## Stated goal
Count every line that has the word "this". Give the number, without anything more.
---- Dataset records
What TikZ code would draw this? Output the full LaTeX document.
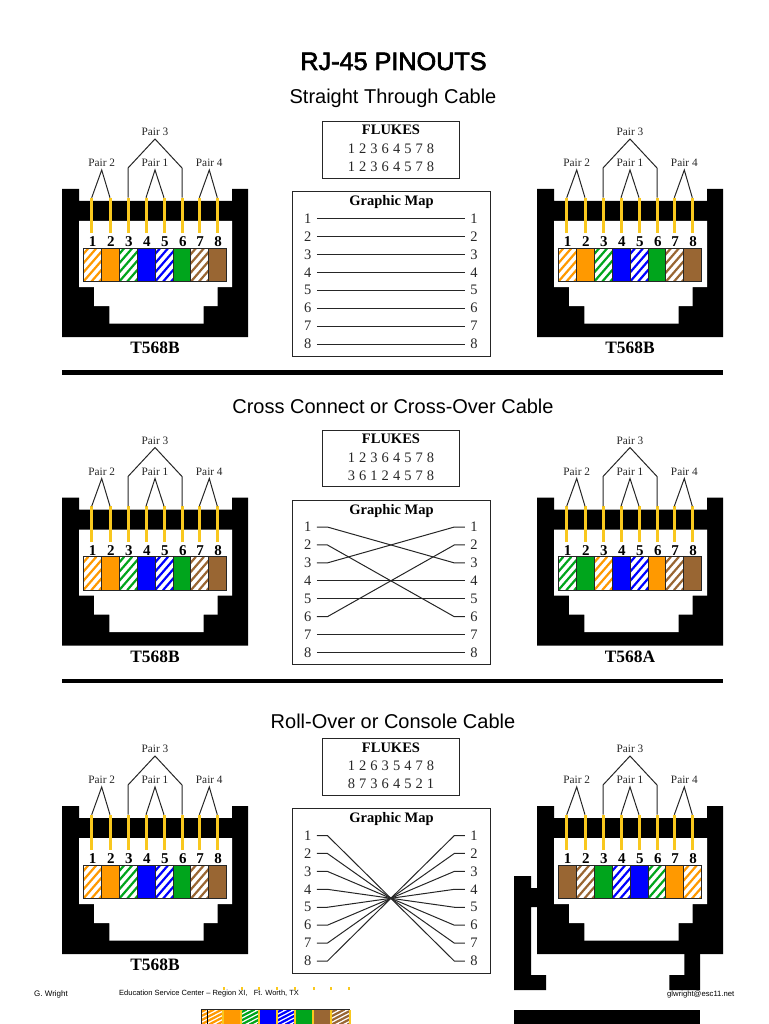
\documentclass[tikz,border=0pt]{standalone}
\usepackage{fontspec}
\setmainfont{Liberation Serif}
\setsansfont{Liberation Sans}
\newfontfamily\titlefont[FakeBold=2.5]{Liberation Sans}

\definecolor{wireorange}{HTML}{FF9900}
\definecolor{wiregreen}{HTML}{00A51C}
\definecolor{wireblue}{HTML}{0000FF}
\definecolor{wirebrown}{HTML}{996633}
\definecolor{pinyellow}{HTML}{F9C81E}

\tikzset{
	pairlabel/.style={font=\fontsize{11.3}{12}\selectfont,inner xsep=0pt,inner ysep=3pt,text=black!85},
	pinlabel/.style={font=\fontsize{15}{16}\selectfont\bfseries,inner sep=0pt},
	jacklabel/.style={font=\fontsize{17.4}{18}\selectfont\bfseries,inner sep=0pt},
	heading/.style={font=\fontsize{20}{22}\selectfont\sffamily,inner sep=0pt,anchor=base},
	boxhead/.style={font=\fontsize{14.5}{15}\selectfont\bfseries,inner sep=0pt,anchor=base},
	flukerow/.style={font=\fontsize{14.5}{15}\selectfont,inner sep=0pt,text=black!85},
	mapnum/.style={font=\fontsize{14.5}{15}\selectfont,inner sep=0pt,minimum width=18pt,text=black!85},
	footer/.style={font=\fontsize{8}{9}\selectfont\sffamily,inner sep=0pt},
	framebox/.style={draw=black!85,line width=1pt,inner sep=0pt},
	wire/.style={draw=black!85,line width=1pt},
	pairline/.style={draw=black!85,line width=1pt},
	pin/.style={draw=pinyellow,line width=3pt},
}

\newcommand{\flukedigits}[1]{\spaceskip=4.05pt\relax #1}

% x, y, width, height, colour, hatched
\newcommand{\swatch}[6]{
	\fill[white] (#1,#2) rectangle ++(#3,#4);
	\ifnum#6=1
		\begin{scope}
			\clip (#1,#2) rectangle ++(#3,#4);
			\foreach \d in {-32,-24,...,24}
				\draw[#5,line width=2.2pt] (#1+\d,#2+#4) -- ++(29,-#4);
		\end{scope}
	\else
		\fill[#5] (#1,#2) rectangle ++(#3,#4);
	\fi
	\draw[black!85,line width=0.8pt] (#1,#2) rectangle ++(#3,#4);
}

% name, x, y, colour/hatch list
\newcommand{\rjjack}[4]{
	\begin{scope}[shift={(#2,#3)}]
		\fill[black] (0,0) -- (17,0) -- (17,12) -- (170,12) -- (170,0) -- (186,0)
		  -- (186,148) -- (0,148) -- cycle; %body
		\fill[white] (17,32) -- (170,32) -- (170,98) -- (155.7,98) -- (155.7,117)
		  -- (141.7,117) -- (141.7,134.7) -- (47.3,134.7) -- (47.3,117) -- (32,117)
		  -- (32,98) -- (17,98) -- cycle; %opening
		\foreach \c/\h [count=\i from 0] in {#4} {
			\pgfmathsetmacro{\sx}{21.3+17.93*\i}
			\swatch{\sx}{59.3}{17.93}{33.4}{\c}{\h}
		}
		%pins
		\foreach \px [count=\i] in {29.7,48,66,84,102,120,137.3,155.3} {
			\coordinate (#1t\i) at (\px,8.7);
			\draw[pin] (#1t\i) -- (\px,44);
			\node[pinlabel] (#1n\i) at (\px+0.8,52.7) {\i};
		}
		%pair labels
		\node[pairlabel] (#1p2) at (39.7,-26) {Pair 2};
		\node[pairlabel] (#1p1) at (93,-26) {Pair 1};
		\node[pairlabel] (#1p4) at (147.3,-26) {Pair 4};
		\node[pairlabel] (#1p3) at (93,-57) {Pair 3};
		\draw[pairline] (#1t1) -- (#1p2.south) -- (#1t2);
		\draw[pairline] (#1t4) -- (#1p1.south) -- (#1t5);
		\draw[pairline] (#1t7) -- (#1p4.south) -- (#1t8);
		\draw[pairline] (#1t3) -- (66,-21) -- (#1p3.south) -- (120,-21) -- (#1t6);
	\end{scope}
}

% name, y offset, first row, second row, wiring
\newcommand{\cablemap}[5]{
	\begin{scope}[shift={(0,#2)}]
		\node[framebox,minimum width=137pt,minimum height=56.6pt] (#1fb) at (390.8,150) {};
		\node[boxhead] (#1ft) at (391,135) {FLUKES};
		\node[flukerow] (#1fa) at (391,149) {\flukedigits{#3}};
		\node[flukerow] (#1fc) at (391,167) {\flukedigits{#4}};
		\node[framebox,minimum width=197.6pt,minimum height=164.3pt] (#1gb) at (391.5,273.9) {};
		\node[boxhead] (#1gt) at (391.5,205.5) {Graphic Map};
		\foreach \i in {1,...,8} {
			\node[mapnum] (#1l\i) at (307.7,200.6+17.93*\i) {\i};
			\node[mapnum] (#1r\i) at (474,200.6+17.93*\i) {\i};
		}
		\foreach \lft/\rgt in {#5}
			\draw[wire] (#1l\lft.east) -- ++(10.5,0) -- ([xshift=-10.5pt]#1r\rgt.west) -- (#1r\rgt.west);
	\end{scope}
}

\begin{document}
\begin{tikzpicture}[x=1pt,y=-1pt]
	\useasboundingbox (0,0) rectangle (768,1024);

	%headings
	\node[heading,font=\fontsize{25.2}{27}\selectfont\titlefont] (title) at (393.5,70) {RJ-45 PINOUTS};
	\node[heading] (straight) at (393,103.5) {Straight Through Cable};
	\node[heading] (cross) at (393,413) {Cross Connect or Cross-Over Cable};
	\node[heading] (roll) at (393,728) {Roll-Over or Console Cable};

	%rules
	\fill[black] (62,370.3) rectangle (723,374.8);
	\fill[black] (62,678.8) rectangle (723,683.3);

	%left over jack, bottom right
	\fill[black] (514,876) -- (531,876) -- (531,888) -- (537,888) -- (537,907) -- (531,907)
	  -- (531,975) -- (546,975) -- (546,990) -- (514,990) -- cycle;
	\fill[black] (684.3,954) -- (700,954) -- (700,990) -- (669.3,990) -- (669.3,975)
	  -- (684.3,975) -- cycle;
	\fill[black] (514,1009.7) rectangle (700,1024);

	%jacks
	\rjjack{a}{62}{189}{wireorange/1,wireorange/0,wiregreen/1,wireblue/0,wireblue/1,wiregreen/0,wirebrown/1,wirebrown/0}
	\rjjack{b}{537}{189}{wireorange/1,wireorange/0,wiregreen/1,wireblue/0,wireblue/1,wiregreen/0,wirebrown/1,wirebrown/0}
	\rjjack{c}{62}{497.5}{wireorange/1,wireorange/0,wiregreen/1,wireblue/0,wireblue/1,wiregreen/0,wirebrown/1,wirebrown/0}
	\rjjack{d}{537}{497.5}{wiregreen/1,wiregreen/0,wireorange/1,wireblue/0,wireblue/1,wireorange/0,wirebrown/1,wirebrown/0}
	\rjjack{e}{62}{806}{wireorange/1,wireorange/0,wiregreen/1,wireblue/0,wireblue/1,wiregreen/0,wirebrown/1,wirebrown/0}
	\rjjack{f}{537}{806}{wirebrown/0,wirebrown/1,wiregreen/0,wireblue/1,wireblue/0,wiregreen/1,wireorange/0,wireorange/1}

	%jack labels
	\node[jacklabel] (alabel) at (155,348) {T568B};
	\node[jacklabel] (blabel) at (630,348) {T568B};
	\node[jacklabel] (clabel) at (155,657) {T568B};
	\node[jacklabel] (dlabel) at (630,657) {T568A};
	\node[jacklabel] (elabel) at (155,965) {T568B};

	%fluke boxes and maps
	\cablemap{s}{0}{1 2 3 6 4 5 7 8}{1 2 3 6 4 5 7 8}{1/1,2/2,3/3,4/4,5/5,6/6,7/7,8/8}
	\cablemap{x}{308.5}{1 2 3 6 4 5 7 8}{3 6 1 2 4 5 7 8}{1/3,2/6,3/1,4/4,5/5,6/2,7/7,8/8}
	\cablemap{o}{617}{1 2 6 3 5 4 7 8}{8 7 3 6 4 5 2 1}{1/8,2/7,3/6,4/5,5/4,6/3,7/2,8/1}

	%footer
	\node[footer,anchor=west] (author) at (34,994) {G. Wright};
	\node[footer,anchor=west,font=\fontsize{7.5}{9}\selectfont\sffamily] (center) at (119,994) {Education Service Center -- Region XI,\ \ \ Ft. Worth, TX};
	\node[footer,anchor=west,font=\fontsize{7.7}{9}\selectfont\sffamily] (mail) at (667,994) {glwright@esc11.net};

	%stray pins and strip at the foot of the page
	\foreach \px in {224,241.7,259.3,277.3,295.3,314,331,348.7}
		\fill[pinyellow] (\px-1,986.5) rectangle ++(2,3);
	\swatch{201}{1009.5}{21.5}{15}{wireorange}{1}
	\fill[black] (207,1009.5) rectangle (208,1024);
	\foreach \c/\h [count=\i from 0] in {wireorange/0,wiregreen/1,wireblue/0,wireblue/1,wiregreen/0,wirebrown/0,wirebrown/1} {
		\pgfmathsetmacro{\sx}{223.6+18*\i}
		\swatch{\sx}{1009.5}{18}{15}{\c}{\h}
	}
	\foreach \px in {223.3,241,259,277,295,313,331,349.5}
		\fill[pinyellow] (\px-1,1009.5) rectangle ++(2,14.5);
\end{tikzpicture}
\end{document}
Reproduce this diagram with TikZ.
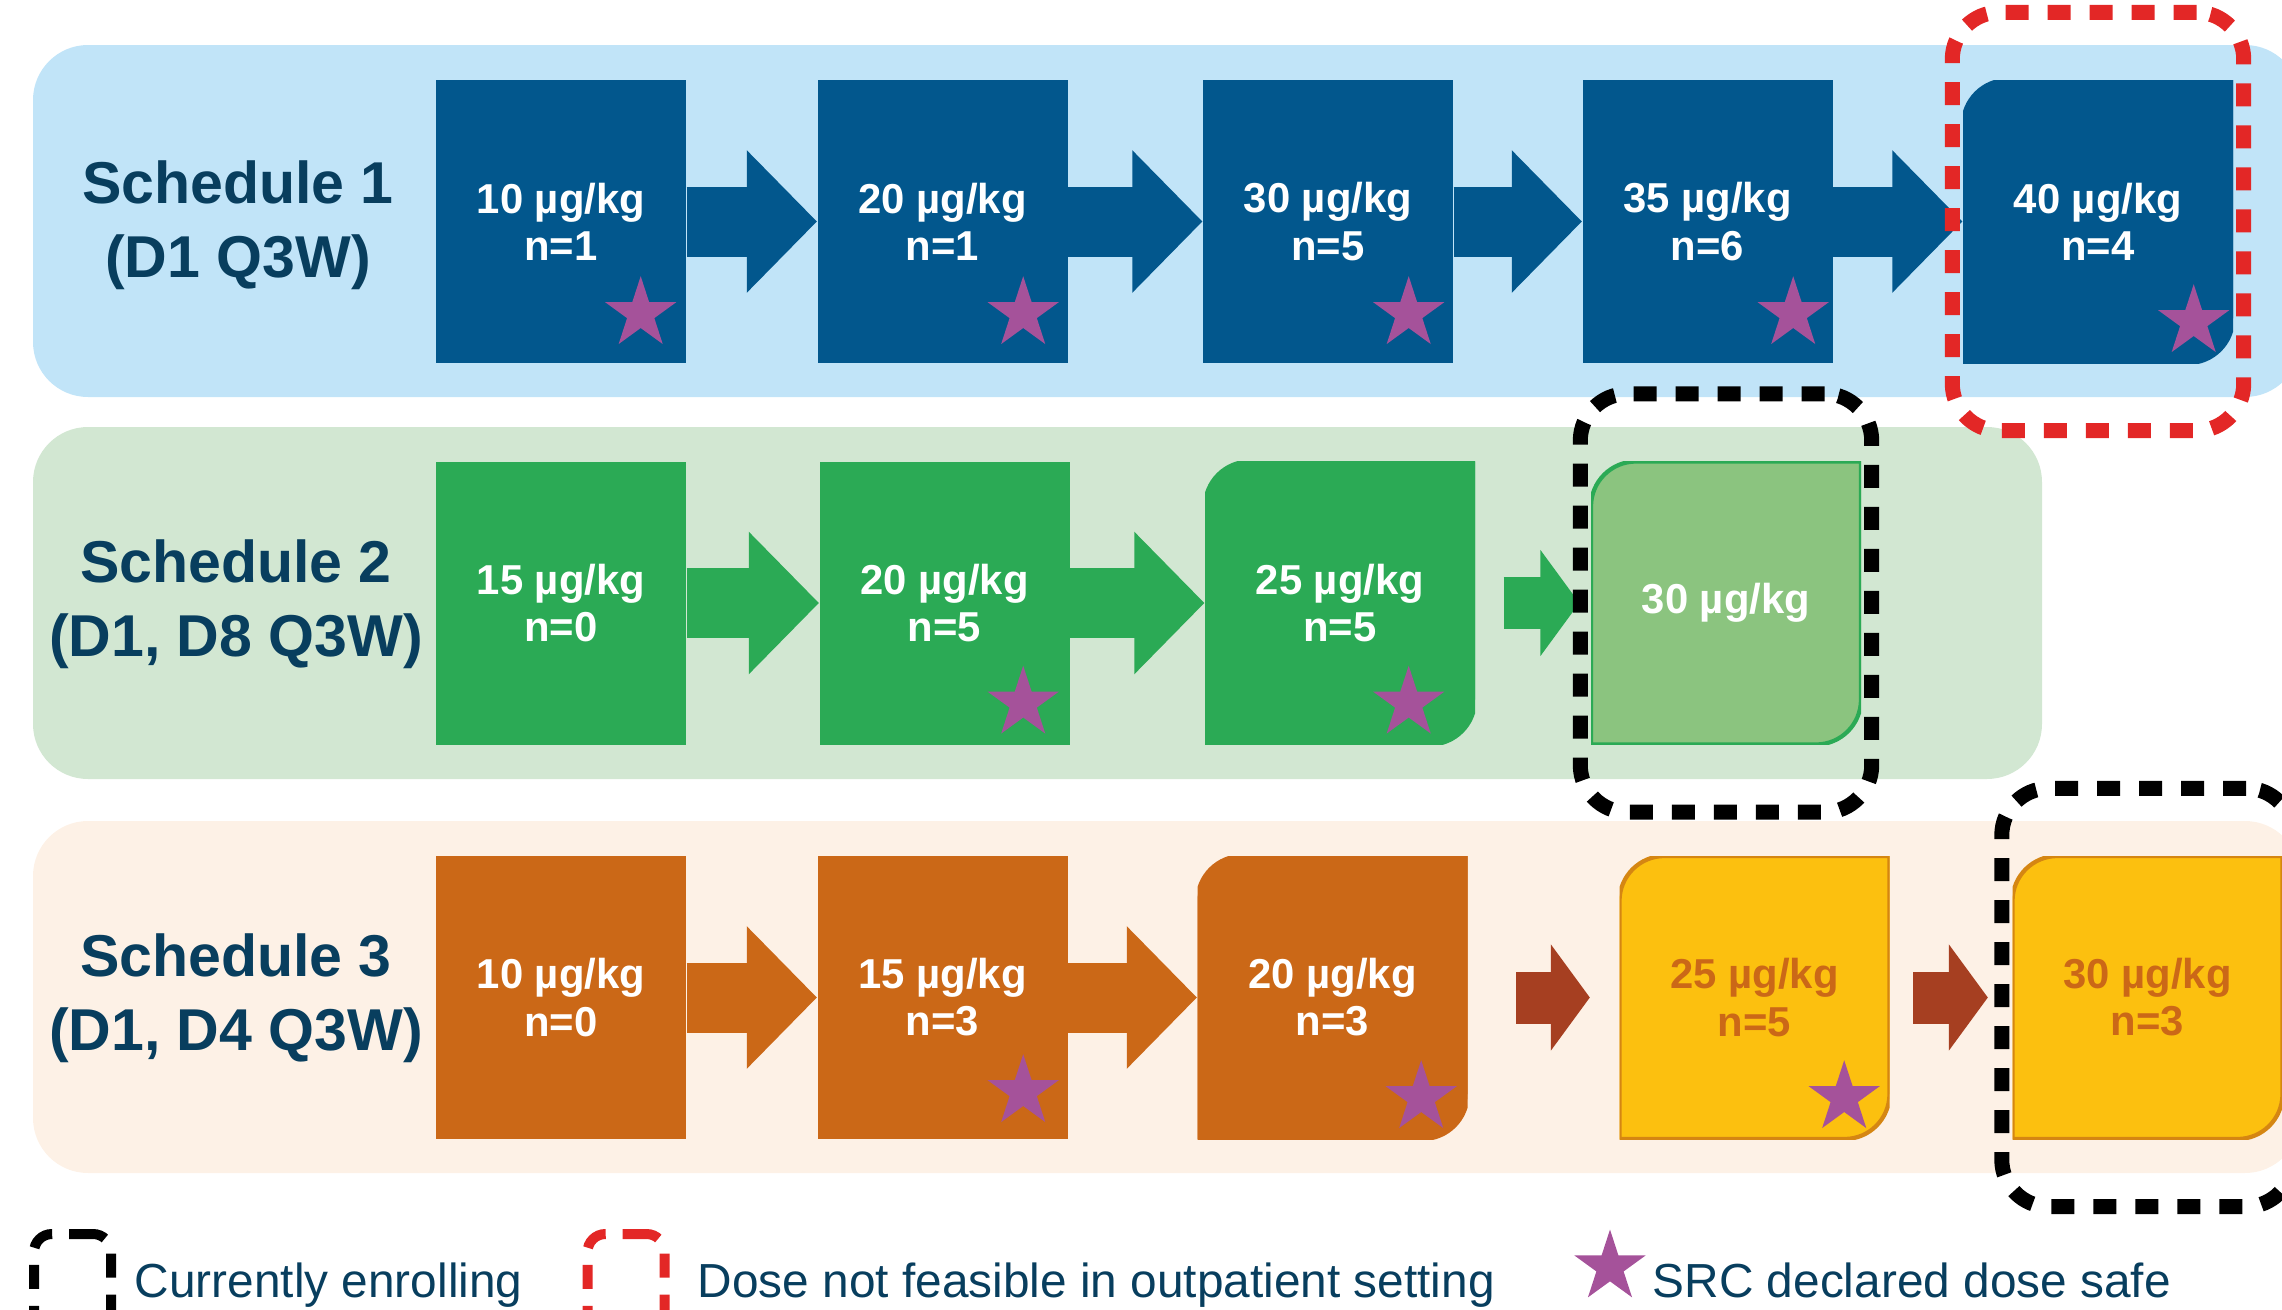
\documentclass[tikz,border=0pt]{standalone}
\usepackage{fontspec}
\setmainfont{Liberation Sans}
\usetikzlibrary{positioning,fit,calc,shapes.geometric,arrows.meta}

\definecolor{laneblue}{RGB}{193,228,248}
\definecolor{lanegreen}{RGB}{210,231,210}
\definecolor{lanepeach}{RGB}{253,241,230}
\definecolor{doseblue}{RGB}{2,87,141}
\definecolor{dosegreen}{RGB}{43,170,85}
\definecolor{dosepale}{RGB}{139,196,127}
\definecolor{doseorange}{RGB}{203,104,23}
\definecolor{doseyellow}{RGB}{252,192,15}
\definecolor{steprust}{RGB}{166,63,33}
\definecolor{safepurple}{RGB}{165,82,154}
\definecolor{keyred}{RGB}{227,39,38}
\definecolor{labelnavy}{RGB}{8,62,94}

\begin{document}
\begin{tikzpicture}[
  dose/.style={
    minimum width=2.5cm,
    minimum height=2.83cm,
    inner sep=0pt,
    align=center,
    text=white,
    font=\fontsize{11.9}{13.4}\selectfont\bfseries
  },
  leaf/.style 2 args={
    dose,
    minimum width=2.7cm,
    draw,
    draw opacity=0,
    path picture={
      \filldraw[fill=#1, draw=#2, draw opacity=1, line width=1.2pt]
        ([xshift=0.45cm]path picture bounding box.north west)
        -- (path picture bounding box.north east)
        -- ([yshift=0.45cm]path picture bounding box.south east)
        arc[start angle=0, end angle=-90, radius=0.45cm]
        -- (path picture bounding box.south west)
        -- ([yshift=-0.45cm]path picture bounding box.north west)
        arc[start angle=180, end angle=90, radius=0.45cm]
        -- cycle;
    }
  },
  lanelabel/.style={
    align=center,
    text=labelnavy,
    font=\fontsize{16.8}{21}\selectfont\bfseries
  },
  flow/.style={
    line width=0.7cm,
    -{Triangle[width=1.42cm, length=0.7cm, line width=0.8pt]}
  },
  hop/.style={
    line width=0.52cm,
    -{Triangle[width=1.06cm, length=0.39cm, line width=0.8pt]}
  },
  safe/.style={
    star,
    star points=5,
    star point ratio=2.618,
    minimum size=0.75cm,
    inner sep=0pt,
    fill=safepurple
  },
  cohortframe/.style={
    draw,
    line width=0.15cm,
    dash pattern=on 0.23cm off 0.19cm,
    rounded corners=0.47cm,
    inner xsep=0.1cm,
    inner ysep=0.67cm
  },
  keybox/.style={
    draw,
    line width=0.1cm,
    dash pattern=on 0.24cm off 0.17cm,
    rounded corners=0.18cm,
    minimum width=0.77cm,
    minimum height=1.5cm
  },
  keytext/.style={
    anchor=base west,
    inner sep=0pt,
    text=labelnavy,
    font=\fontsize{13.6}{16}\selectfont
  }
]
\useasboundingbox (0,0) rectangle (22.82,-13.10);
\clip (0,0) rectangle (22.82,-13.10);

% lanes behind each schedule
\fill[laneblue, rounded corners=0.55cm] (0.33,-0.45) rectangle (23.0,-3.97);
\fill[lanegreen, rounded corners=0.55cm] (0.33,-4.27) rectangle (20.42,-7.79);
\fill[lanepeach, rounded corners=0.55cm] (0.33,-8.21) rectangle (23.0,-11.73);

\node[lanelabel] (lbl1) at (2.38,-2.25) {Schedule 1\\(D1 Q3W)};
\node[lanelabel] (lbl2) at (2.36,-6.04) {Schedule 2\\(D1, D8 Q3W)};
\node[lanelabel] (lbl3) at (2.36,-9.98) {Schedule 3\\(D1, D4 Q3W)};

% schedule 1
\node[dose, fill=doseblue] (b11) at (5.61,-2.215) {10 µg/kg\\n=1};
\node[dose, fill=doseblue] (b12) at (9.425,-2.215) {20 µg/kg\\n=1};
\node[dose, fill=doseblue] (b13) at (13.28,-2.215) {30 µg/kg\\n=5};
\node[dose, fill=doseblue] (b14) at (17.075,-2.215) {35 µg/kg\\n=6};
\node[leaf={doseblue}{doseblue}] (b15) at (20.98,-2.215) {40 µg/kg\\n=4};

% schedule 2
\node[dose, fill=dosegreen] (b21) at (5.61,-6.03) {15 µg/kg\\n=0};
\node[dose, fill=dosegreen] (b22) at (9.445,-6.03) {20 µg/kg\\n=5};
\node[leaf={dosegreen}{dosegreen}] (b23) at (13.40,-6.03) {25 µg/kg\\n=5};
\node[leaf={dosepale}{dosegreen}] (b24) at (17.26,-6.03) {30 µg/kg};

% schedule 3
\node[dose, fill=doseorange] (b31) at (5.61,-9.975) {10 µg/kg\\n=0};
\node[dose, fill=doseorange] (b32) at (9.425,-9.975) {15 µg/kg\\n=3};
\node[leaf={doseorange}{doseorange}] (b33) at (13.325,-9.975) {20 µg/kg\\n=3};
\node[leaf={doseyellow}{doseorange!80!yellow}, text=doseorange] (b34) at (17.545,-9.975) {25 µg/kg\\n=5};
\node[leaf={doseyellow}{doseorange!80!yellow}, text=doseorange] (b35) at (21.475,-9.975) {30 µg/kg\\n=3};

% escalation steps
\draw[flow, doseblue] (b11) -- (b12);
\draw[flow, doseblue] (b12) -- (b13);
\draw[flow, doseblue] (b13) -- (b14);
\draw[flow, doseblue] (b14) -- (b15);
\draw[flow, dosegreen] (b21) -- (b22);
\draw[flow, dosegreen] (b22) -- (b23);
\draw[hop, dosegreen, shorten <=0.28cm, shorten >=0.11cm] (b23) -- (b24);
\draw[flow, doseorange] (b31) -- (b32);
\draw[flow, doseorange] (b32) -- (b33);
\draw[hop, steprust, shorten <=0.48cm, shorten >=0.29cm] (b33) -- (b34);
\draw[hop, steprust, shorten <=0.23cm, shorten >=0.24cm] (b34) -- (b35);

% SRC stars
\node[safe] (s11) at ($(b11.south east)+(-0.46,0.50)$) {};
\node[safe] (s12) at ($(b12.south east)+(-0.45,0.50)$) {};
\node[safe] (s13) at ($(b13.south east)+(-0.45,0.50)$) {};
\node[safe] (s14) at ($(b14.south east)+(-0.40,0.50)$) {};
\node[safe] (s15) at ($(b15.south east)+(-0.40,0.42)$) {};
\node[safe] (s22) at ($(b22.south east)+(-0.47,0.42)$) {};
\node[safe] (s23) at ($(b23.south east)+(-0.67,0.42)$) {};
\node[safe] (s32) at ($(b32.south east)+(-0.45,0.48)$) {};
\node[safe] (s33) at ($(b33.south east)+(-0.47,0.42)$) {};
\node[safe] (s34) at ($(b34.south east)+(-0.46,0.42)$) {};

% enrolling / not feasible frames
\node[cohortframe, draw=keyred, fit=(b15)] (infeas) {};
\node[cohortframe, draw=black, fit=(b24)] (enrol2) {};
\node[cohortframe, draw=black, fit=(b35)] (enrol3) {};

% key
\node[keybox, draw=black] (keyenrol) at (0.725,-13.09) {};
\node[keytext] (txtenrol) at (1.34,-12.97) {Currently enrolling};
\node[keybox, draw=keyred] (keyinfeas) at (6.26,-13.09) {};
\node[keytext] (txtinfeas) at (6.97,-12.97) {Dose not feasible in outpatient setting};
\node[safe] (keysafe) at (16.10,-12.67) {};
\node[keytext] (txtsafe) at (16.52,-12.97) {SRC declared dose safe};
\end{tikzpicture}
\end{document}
--------
## Task solution
2